I think your oil temps are fine depending on OAT which I did not see mentioned. 200F is fine but if that is when OAT is 65F it will be much higher at 90F. Here in Texas in 100F OAT I was getting to 220 or 225 in a modest climb. This past winter I replaced my Aero Classic on the baffle with a AirFlow Systems 2006X on the firewall with 4" duct, slide door and fiberglass duct from AirFlow Systems. We have not had any hot weather yet here (just lots of rain) but I have the slide door open just a little and keep to 200F in a hard climb.

I'd finally gotten to the "go big or stay home" point with the oil cooler and like what I have now a lot. Once I fly in some hot weather I'll post pictures and more information.
 
Aero classic worked great for us

We replaced our stock oil cooler on the 7a with an o360 with the aero classic copy of the SW8406. The key is that it is dual pass, solved our problem but it was a lot of work to get it on baffle location because of the different hose configuration.

Based on what others have said about your temps, you may want to consider the anti-splat cowl flap modification. Will be much easier to install and will help with your CHTs as well. We are installing one now, do not have any data yet.
 
Meggitt (Stewart Warner) specs, dimensions:

http://www.oilcoolers.com/LCHX_Specifications.pdf

This chart has excellent information on performance, but the scanned quality sucks. It is not readable for the proper dimensions that a user would need to determine mounting flange dimensions. I think they (8406R) are the same as the Niagara 20003a, so it might fit without modifications and it has 325 blah blah vs 250 blah blah capacity for the Vans 20002a. That amounts to about 25F diff. Many assumptions, so knowing oil temp vs ambient and airspeeds will greatly help sizing.
 
This chart has excellent information on performance, but the scanned quality sucks. It is not readable for the proper dimensions that a user would need to determine mounting flange dimensions. I think they (8406R) are the same as the Niagara 20003a, so it might fit without modifications and it has 325 blah blah vs 250 blah blah capacity for the Vans 20002a. That amounts to about 25F diff. Many assumptions, so knowing oil temp vs ambient and airspeeds will greatly help sizing.

Here's the cleaner version of the pdf http://www.oilcoolers.com/LCHXSpecifications.pdf
 
May be better if downloaded and opened outside the browser. If not, I have good copy for you.

Interesting article from a few years ago.
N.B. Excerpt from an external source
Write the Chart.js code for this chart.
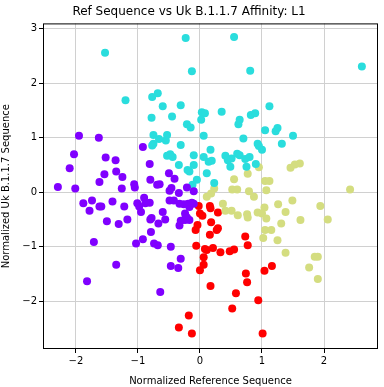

Not sure I agree with all of it:

http://wiki.velocityoba.com/images/1/1a/Cool_Runnings_0609.pdf
I thought I had a good copy, and tried everything with that link, but , well, it just did not work. Don't know why.

Funny, I was just reading that article, and came to the same conclusion. Some good stuff in there, but falls short of usability where people don't have their fundamental data - like air side pressure drop.


Thanks, That is MUCH better, and usable. I googled for a while and saw that one but for some reason I did not connect with the better resolution. Thanks for the link, all can use it. I wonder why oilcoolers.com has two versions, the one with the _ is the low resolution. It is also the one linked on their webpage.